## Given records:

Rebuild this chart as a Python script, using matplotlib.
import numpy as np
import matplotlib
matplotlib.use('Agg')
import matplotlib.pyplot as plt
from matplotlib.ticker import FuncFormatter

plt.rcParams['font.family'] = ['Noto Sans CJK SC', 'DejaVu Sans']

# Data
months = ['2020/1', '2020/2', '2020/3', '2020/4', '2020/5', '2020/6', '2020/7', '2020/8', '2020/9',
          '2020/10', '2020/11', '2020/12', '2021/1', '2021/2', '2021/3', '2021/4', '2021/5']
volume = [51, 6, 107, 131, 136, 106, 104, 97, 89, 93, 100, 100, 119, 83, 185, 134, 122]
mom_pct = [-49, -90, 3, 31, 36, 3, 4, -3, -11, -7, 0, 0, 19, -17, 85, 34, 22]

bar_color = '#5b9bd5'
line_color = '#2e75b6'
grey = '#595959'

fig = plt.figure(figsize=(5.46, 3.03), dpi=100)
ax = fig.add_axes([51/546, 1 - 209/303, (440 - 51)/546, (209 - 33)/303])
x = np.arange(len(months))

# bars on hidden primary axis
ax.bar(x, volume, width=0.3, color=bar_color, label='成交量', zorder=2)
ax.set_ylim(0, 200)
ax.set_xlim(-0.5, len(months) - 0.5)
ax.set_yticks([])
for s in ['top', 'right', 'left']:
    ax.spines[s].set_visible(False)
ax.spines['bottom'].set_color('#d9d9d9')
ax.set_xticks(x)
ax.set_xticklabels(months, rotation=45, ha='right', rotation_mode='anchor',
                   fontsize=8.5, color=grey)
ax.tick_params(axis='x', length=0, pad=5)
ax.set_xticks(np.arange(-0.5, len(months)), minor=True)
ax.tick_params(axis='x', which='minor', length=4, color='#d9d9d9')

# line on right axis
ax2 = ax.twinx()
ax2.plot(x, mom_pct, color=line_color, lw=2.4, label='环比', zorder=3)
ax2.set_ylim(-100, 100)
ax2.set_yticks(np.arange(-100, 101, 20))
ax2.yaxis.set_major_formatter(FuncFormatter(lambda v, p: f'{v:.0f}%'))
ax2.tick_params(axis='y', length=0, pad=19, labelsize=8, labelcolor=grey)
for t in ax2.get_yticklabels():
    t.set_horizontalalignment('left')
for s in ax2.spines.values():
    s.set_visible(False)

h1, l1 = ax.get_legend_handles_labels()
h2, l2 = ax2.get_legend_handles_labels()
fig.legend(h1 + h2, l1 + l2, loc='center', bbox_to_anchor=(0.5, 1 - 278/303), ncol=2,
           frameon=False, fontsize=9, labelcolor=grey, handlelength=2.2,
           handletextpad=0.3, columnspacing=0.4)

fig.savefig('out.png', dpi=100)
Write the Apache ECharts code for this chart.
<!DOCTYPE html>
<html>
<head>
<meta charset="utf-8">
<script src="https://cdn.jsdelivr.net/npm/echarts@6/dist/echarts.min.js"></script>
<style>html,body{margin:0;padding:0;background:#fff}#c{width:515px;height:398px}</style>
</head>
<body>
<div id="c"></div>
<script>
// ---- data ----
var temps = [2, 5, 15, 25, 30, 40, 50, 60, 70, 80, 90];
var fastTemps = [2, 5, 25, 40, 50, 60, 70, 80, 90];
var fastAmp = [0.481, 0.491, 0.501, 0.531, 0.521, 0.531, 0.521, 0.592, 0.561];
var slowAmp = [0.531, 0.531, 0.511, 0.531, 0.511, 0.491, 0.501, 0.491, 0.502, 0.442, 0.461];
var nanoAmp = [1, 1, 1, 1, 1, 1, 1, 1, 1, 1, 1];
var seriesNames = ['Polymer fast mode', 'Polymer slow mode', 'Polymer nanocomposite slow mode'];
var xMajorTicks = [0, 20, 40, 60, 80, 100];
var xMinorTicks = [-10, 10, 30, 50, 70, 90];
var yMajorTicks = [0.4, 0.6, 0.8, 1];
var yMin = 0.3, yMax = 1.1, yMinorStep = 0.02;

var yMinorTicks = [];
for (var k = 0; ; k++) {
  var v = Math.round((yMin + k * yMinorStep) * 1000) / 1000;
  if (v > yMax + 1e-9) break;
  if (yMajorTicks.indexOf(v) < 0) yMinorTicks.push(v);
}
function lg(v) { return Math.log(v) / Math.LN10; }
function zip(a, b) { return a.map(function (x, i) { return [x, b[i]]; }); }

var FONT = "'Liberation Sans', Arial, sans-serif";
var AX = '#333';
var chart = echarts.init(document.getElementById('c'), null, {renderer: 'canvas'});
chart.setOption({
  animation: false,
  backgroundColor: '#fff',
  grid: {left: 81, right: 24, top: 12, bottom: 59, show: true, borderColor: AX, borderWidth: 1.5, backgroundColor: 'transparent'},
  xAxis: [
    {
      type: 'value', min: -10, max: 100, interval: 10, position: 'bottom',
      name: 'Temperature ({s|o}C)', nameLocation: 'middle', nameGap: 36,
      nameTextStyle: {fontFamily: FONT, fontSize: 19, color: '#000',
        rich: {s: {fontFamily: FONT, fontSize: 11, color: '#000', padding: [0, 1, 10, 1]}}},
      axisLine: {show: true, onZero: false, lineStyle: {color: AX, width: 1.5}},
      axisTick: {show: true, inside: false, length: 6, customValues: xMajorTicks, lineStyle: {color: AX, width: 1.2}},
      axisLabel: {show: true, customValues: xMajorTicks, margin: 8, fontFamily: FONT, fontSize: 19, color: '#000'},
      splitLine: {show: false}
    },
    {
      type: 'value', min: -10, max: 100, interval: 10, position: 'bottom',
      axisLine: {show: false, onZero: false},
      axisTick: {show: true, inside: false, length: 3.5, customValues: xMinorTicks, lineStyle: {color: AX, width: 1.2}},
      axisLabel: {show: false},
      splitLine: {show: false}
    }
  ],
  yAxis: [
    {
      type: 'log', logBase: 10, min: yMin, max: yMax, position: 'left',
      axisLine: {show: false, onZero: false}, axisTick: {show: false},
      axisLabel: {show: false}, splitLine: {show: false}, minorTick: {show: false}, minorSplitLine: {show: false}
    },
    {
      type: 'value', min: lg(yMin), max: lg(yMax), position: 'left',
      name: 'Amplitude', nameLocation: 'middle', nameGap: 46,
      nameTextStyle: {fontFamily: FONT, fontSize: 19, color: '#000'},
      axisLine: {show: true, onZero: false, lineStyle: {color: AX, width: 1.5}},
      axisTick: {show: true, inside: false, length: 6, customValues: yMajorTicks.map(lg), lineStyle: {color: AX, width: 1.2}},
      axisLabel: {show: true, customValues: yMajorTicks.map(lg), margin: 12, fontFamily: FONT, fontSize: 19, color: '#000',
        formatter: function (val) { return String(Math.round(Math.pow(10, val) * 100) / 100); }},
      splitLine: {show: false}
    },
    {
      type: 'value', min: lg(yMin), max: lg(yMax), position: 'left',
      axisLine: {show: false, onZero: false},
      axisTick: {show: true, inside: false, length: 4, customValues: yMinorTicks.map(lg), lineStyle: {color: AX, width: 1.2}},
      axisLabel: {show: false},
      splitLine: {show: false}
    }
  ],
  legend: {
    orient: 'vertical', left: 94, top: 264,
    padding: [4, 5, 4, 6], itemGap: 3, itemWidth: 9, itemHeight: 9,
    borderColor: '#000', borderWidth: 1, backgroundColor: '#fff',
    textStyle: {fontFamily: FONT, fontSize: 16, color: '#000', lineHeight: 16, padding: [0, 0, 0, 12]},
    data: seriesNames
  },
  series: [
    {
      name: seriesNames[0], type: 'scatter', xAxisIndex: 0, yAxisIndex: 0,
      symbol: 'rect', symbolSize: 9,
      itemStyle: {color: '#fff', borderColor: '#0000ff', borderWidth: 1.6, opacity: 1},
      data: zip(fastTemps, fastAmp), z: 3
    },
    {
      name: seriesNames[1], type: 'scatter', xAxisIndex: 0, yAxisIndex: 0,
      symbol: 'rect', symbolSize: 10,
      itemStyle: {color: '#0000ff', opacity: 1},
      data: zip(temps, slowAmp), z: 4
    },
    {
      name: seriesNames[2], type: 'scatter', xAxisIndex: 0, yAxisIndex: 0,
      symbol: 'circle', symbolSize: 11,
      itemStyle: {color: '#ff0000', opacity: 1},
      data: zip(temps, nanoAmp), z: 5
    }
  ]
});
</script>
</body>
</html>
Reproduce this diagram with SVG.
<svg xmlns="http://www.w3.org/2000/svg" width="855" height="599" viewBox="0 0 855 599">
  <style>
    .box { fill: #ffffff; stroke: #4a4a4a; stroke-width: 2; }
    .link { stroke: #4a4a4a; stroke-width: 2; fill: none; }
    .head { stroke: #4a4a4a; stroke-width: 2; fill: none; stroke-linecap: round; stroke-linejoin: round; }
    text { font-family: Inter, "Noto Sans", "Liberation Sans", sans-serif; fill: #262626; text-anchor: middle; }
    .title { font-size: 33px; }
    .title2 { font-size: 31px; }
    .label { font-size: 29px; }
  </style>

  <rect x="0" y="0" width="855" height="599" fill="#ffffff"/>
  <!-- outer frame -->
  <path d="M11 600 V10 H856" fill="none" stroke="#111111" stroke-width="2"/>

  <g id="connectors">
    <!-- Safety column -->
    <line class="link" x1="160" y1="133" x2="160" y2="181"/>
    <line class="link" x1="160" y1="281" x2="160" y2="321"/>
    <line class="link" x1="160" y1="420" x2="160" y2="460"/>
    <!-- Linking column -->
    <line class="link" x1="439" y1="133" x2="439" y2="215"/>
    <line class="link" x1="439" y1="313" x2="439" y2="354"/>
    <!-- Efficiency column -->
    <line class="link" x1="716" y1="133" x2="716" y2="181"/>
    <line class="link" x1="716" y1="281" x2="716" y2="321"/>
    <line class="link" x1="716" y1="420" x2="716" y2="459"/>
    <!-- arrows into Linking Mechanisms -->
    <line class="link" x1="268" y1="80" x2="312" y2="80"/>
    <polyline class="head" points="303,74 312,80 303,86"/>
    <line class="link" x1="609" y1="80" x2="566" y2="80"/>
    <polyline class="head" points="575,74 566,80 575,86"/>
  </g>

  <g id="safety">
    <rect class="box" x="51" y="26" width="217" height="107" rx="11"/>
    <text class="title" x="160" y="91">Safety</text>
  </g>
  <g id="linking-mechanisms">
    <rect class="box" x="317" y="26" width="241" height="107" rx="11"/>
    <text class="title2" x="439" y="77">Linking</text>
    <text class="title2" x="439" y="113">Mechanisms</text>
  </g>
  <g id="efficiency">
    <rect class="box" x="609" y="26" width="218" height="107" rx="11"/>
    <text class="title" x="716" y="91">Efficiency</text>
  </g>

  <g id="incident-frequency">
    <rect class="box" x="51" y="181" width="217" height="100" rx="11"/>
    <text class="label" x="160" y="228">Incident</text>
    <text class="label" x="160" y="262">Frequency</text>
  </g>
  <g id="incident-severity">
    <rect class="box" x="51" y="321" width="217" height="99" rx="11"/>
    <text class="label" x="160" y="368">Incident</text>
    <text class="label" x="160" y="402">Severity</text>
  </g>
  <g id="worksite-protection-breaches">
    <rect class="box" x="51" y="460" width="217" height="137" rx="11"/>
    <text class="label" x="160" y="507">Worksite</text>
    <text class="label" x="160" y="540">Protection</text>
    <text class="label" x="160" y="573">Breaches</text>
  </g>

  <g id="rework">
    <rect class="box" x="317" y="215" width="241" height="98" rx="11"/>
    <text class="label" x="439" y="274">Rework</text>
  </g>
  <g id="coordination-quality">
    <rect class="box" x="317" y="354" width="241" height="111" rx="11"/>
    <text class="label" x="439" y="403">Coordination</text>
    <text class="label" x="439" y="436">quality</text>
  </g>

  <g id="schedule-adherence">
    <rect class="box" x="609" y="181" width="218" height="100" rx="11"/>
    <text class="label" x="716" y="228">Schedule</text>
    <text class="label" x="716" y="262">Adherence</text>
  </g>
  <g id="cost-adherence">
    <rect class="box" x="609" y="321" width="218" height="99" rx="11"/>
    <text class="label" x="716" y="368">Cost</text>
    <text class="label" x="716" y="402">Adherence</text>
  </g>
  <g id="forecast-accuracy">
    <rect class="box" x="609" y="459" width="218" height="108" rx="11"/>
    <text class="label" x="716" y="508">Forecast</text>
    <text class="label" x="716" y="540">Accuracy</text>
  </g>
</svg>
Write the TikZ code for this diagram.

## Aim of the task:
Give back exactly the material above from its opening line to the line bearing "grey = '#595959'".

## Written answer:
Rebuild this chart as a Python script, using matplotlib.
import numpy as np
import matplotlib
matplotlib.use('Agg')
import matplotlib.pyplot as plt
from matplotlib.ticker import FuncFormatter

plt.rcParams['font.family'] = ['Noto Sans CJK SC', 'DejaVu Sans']

# Data
months = ['2020/1', '2020/2', '2020/3', '2020/4', '2020/5', '2020/6', '2020/7', '2020/8', '2020/9',
          '2020/10', '2020/11', '2020/12', '2021/1', '2021/2', '2021/3', '2021/4', '2021/5']
volume = [51, 6, 107, 131, 136, 106, 104, 97, 89, 93, 100, 100, 119, 83, 185, 134, 122]
mom_pct = [-49, -90, 3, 31, 36, 3, 4, -3, -11, -7, 0, 0, 19, -17, 85, 34, 22]

bar_color = '#5b9bd5'
line_color = '#2e75b6'
grey = '#595959'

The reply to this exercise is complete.